EXERCISE DESCRIPTION: Drop the pictures from the entries below, then reproduce the rest exactly.

· · ·

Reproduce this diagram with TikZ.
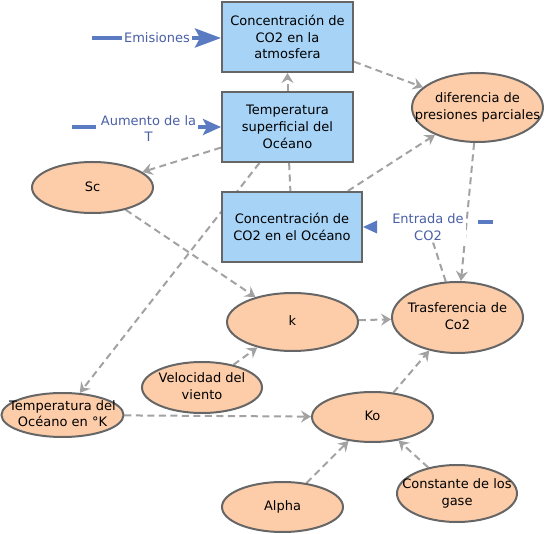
\documentclass[tikz,border=0pt]{standalone}
\usepackage{fontspec}
\setmainfont{DejaVu Sans}
\usetikzlibrary{shapes.geometric,arrows.meta}
\definecolor{boxblue}{HTML}{A6D3F6}
\definecolor{peach}{HTML}{FDCDA9}
\definecolor{bordergray}{HTML}{666666}
\definecolor{dashgray}{HTML}{A2A2A2}
\definecolor{flowblue}{HTML}{5A7BC2}
\definecolor{labelblue}{HTML}{4A5FA6}
\pgfdeclarelayer{bg}
\pgfsetlayers{bg,main}
\newcommand\ctext[1]{\smash{\makebox[0pt]{\raisebox{-3.2pt}{\begin{tabular}{@{}c@{}}#1\end{tabular}}}}}
\tikzset{
  stockbox/.style={draw=bordergray, line width=2pt, fill=boxblue, minimum width=131pt, minimum height=70pt, align=center, inner sep=0pt},
  aux/.style={ellipse, draw=bordergray, line width=2pt, fill=peach, inner sep=0pt},
  infl/.style={draw=dashgray, line width=2pt, dash pattern=on 7pt off 4.5pt, -{Stealth[length=10pt,width=12pt,inset=3.5pt]}},
  flowline/.style={draw=flowblue, line width=4pt},
  flowlabel/.style={text=labelblue, align=center, fill=white, inner sep=2pt}
}
\begin{document}
\begin{tikzpicture}[x=1pt,y=-1pt,font=\fontsize{13}{16.8}\selectfont]
\useasboundingbox (0,0) rectangle (544,534);
% stocks
\node[stockbox] (b1) at (287.5,37) {Concentración de\\CO2 en la\\atmosfera};
\node[stockbox] (b2) at (287.5,127) {Temperatura\\superficial del\\Océano};
\node[stockbox, minimum width=140pt] (b3) at (292,227) {Concentración de\\CO2 en el Océano};
% auxiliaries
\node[aux, minimum width=131pt, minimum height=69pt] (dif) at (477.5,107.5) {\ctext{diferencia de\\presiones parciales}};
\node[aux, minimum width=121pt, minimum height=51pt] (sc) at (92.5,187.5) {\ctext{Sc}};
\node[aux, minimum width=131pt, minimum height=58pt] (k) at (292.5,322) {\ctext{k}};
\node[aux, minimum width=131pt, minimum height=71pt] (trasf) at (457.5,317.5) {\ctext{Trasferencia de\\Co2}};
\node[aux, minimum width=120pt, minimum height=51pt] (vel) at (202,387.5) {\ctext{Velocidad del\\viento}};
\node[aux, minimum width=122pt, minimum height=44pt] (tk) at (62.5,415) {\ctext{Temperatura del\\Océano en °K}};
\node[aux, minimum width=121pt, minimum height=50pt] (ko) at (372.5,417) {\ctext{Ko}};
\node[aux, minimum width=121pt, minimum height=50pt] (alpha) at (282.5,507) {\ctext{Alpha}};
\node[aux, minimum width=120pt, minimum height=57pt] (cte) at (457,493.5) {\ctext{Constante de los\\gase}};
% flow labels
\node[flowlabel] (em) at (157,38) {Emisiones};
\node[flowlabel] (au) at (148.5,128.5) {Aumento de la\\T};
\node[flowlabel] (ent) at (428,227) {Entrada de\\CO2};
\coordinate (emsrc) at (92,38);
\coordinate (aum1) at (72,127);
\coordinate (aum2) at (96,127);
\coordinate (ent1) at (478,222);
\coordinate (ent2) at (493,222);
\begin{pgfonlayer}{bg}
\draw[infl] (b2) -- (b1);
\draw[infl] (b1) -- (dif);
\draw[infl] (b2) -- (sc);
\draw[infl] (b2) -- (tk);
\draw[infl,-] (b2) -- (b3);
\draw[infl] (b3) -- (dif);
\draw[infl] (sc) -- (k);
\draw[infl] (dif) -- (trasf);
\draw[infl,-] (trasf) -- (ent);
\draw[infl] (k) -- (trasf);
\draw[infl] (vel) -- (k);
\draw[infl] (tk) -- (ko);
\draw[infl] (ko) -- (trasf);
\draw[infl] (alpha) -- (ko);
\draw[infl] (cte) -- (ko);
\draw[flowline, -{Stealth[length=26pt,width=19pt,inset=5pt]}] (emsrc) -- (b1.west |- emsrc);
\end{pgfonlayer}
% flows
\draw[flowline] (aum1) -- (aum2);
\draw[flowline, -{Stealth[length=18pt,width=16pt,inset=4pt]}] (au.east |- b2.west) -- (b2.west);
\draw[flowline] (ent1) -- (ent2);
\fill[flowblue] (b3.east) -- ++(14,-6.5) -- ++(0,13) -- cycle;
\end{tikzpicture}
\end{document}
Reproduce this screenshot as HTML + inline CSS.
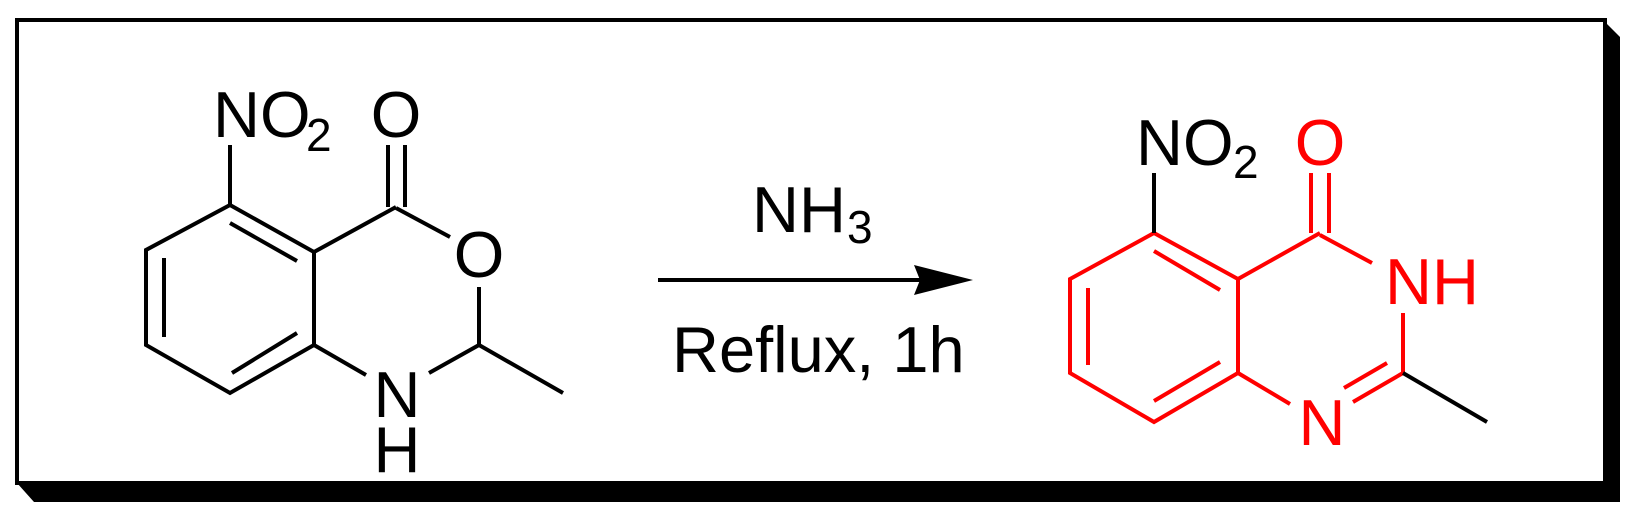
<!DOCTYPE html>
<html><head><style>
html,body{margin:0;padding:0;background:#fff;}
svg{display:block;}
text{font-family:"Liberation Sans",Arial,sans-serif;}
</style></head><body>
<svg width="1637" height="520" viewBox="0 0 1637 520" xmlns="http://www.w3.org/2000/svg">
<!-- frame -->
<rect x="17" y="20" width="1588" height="463" fill="none" stroke="#000" stroke-width="4"/>
<polygon points="17,483 1605,483 1605,22 1620,37 1620,502 34,502" fill="#000"/>
<g stroke="#000" stroke-width="4" stroke-linecap="butt" fill="none">
<!-- left molecule -->
<polyline points="230,205 314,252 314,345 230,393 146,345 146,250 230,205"/>
<line x1="230" y1="223" x2="297" y2="261"/>
<line x1="164" y1="258" x2="164" y2="337"/>
<line x1="297" y1="333" x2="232" y2="373"/>
<line x1="230" y1="145" x2="230" y2="205"/>
<line x1="314" y1="252" x2="396" y2="207"/>
<line x1="388" y1="145" x2="388" y2="207"/>
<line x1="405" y1="145" x2="405" y2="207"/>
<line x1="396" y1="208" x2="450" y2="237"/>
<line x1="479" y1="287" x2="479" y2="345"/>
<line x1="479" y1="345" x2="563" y2="393"/>
<line x1="479" y1="345" x2="429" y2="373"/>
<line x1="314" y1="345" x2="366" y2="375"/>
<!-- arrow -->
<line x1="658" y1="280" x2="920" y2="280"/>
</g>
<polygon points="914,265 973,280 914,295 920,280" fill="#000"/>
<g fill="#000" font-size="65">
<text x="213" y="137">NO</text><text x="306" y="151" font-size="46">2</text>
<text x="396" y="137" text-anchor="middle">O</text>
<text x="479" y="277" text-anchor="middle">O</text>
<text x="397" y="417" text-anchor="middle">N</text>
<text x="397" y="472" text-anchor="middle">H</text>
<text x="752" y="232">NH</text><text x="847" y="243" font-size="46">3</text>
<text x="672" y="372">Reflux, 1h</text>
<text x="1136" y="165">NO</text><text x="1233" y="178" font-size="46">2</text>
</g>
<!-- right molecule -->
<g stroke="#f00" stroke-width="4" fill="none">
<polyline points="1154,233 1238,279 1238,373 1154,422 1070,373 1070,279 1154,233"/>
<line x1="1154" y1="251" x2="1220" y2="290"/>
<line x1="1088" y1="288" x2="1088" y2="365"/>
<line x1="1220" y1="362" x2="1154" y2="401"/>
<line x1="1238" y1="279" x2="1320" y2="233"/>
<line x1="1311" y1="173" x2="1311" y2="233"/>
<line x1="1329" y1="173" x2="1329" y2="233"/>
<line x1="1320" y1="235" x2="1372" y2="263"/>
<line x1="1403" y1="313" x2="1403" y2="373"/>
<line x1="1403" y1="373" x2="1353" y2="402"/>
<line x1="1387" y1="363" x2="1344" y2="388"/>
<line x1="1238" y1="373" x2="1290" y2="404"/>
</g>
<g stroke="#000" stroke-width="4">
<line x1="1154" y1="173" x2="1154" y2="233"/>
<line x1="1403" y1="373" x2="1487" y2="422"/>
</g>
<g fill="#f00" font-size="65">
<text x="1320" y="165" text-anchor="middle">O</text>
<text x="1385" y="304">NH</text>
<text x="1322" y="445" text-anchor="middle">N</text>
</g>
</svg>
</body></html>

· · ·

WRITTEN SOLUTION:
Reproduce this diagram with TikZ.
\documentclass[tikz,border=0pt]{standalone}
\usepackage{fontspec}
\setmainfont{DejaVu Sans}
\usetikzlibrary{shapes.geometric,arrows.meta}
\definecolor{boxblue}{HTML}{A6D3F6}
\definecolor{peach}{HTML}{FDCDA9}
\definecolor{bordergray}{HTML}{666666}
\definecolor{dashgray}{HTML}{A2A2A2}
\definecolor{flowblue}{HTML}{5A7BC2}
\definecolor{labelblue}{HTML}{4A5FA6}
\pgfdeclarelayer{bg}
\pgfsetlayers{bg,main}
\newcommand\ctext[1]{\smash{\makebox[0pt]{\raisebox{-3.2pt}{\begin{tabular}{@{}c@{}}#1\end{tabular}}}}}
\tikzset{
  stockbox/.style={draw=bordergray, line width=2pt, fill=boxblue, minimum width=131pt, minimum height=70pt, align=center, inner sep=0pt},
  aux/.style={ellipse, draw=bordergray, line width=2pt, fill=peach, inner sep=0pt},
  infl/.style={draw=dashgray, line width=2pt, dash pattern=on 7pt off 4.5pt, -{Stealth[length=10pt,width=12pt,inset=3.5pt]}},
  flowline/.style={draw=flowblue, line width=4pt},
  flowlabel/.style={text=labelblue, align=center, fill=white, inner sep=2pt}
}
\begin{document}
\begin{tikzpicture}[x=1pt,y=-1pt,font=\fontsize{13}{16.8}\selectfont]
\useasboundingbox (0,0) rectangle (544,534);
% stocks
\node[stockbox] (b1) at (287.5,37) {Concentración de\\CO2 en la\\atmosfera};
\node[stockbox] (b2) at (287.5,127) {Temperatura\\superficial del\\Océano};
\node[stockbox, minimum width=140pt] (b3) at (292,227) {Concentración de\\CO2 en el Océano};
% auxiliaries
\node[aux, minimum width=131pt, minimum height=69pt] (dif) at (477.5,107.5) {\ctext{diferencia de\\presiones parciales}};
\node[aux, minimum width=121pt, minimum height=51pt] (sc) at (92.5,187.5) {\ctext{Sc}};
\node[aux, minimum width=131pt, minimum height=58pt] (k) at (292.5,322) {\ctext{k}};
\node[aux, minimum width=131pt, minimum height=71pt] (trasf) at (457.5,317.5) {\ctext{Trasferencia de\\Co2}};
\node[aux, minimum width=120pt, minimum height=51pt] (vel) at (202,387.5) {\ctext{Velocidad del\\viento}};
\node[aux, minimum width=122pt, minimum height=44pt] (tk) at (62.5,415) {\ctext{Temperatura del\\Océano en °K}};
\node[aux, minimum width=121pt, minimum height=50pt] (ko) at (372.5,417) {\ctext{Ko}};
\node[aux, minimum width=121pt, minimum height=50pt] (alpha) at (282.5,507) {\ctext{Alpha}};
\node[aux, minimum width=120pt, minimum height=57pt] (cte) at (457,493.5) {\ctext{Constante de los\\gase}};
% flow labels
\node[flowlabel] (em) at (157,38) {Emisiones};
\node[flowlabel] (au) at (148.5,128.5) {Aumento de la\\T};
\node[flowlabel] (ent) at (428,227) {Entrada de\\CO2};
\coordinate (emsrc) at (92,38);
\coordinate (aum1) at (72,127);
\coordinate (aum2) at (96,127);
\coordinate (ent1) at (478,222);
\coordinate (ent2) at (493,222);
\begin{pgfonlayer}{bg}
\draw[infl] (b2) -- (b1);
\draw[infl] (b1) -- (dif);
\draw[infl] (b2) -- (sc);
\draw[infl] (b2) -- (tk);
\draw[infl,-] (b2) -- (b3);
\draw[infl] (b3) -- (dif);
\draw[infl] (sc) -- (k);
\draw[infl] (dif) -- (trasf);
\draw[infl,-] (trasf) -- (ent);
\draw[infl] (k) -- (trasf);
\draw[infl] (vel) -- (k);
\draw[infl] (tk) -- (ko);
\draw[infl] (ko) -- (trasf);
\draw[infl] (alpha) -- (ko);
\draw[infl] (cte) -- (ko);
\draw[flowline, -{Stealth[length=26pt,width=19pt,inset=5pt]}] (emsrc) -- (b1.west |- emsrc);
\end{pgfonlayer}
% flows
\draw[flowline] (aum1) -- (aum2);
\draw[flowline, -{Stealth[length=18pt,width=16pt,inset=4pt]}] (au.east |- b2.west) -- (b2.west);
\draw[flowline] (ent1) -- (ent2);
\fill[flowblue] (b3.east) -- ++(14,-6.5) -- ++(0,13) -- cycle;
\end{tikzpicture}
\end{document}
Reproduce this screenshot as HTML + inline CSS.
<!DOCTYPE html>
<html><head><style>
html,body{margin:0;padding:0;background:#fff;}
svg{display:block;}
text{font-family:"Liberation Sans",Arial,sans-serif;}
</style></head><body>
<svg width="1637" height="520" viewBox="0 0 1637 520" xmlns="http://www.w3.org/2000/svg">
<!-- frame -->
<rect x="17" y="20" width="1588" height="463" fill="none" stroke="#000" stroke-width="4"/>
<polygon points="17,483 1605,483 1605,22 1620,37 1620,502 34,502" fill="#000"/>
<g stroke="#000" stroke-width="4" stroke-linecap="butt" fill="none">
<!-- left molecule -->
<polyline points="230,205 314,252 314,345 230,393 146,345 146,250 230,205"/>
<line x1="230" y1="223" x2="297" y2="261"/>
<line x1="164" y1="258" x2="164" y2="337"/>
<line x1="297" y1="333" x2="232" y2="373"/>
<line x1="230" y1="145" x2="230" y2="205"/>
<line x1="314" y1="252" x2="396" y2="207"/>
<line x1="388" y1="145" x2="388" y2="207"/>
<line x1="405" y1="145" x2="405" y2="207"/>
<line x1="396" y1="208" x2="450" y2="237"/>
<line x1="479" y1="287" x2="479" y2="345"/>
<line x1="479" y1="345" x2="563" y2="393"/>
<line x1="479" y1="345" x2="429" y2="373"/>
<line x1="314" y1="345" x2="366" y2="375"/>
<!-- arrow -->
<line x1="658" y1="280" x2="920" y2="280"/>
</g>
<polygon points="914,265 973,280 914,295 920,280" fill="#000"/>
<g fill="#000" font-size="65">
<text x="213" y="137">NO</text><text x="306" y="151" font-size="46">2</text>
<text x="396" y="137" text-anchor="middle">O</text>
<text x="479" y="277" text-anchor="middle">O</text>
<text x="397" y="417" text-anchor="middle">N</text>
<text x="397" y="472" text-anchor="middle">H</text>
<text x="752" y="232">NH</text><text x="847" y="243" font-size="46">3</text>
<text x="672" y="372">Reflux, 1h</text>
<text x="1136" y="165">NO</text><text x="1233" y="178" font-size="46">2</text>
</g>
<!-- right molecule -->
<g stroke="#f00" stroke-width="4" fill="none">
<polyline points="1154,233 1238,279 1238,373 1154,422 1070,373 1070,279 1154,233"/>
<line x1="1154" y1="251" x2="1220" y2="290"/>
<line x1="1088" y1="288" x2="1088" y2="365"/>
<line x1="1220" y1="362" x2="1154" y2="401"/>
<line x1="1238" y1="279" x2="1320" y2="233"/>
<line x1="1311" y1="173" x2="1311" y2="233"/>
<line x1="1329" y1="173" x2="1329" y2="233"/>
<line x1="1320" y1="235" x2="1372" y2="263"/>
<line x1="1403" y1="313" x2="1403" y2="373"/>
<line x1="1403" y1="373" x2="1353" y2="402"/>
<line x1="1387" y1="363" x2="1344" y2="388"/>
<line x1="1238" y1="373" x2="1290" y2="404"/>
</g>
<g stroke="#000" stroke-width="4">
<line x1="1154" y1="173" x2="1154" y2="233"/>
<line x1="1403" y1="373" x2="1487" y2="422"/>
</g>
<g fill="#f00" font-size="65">
<text x="1320" y="165" text-anchor="middle">O</text>
<text x="1385" y="304">NH</text>
<text x="1322" y="445" text-anchor="middle">N</text>
</g>
</svg>
</body></html>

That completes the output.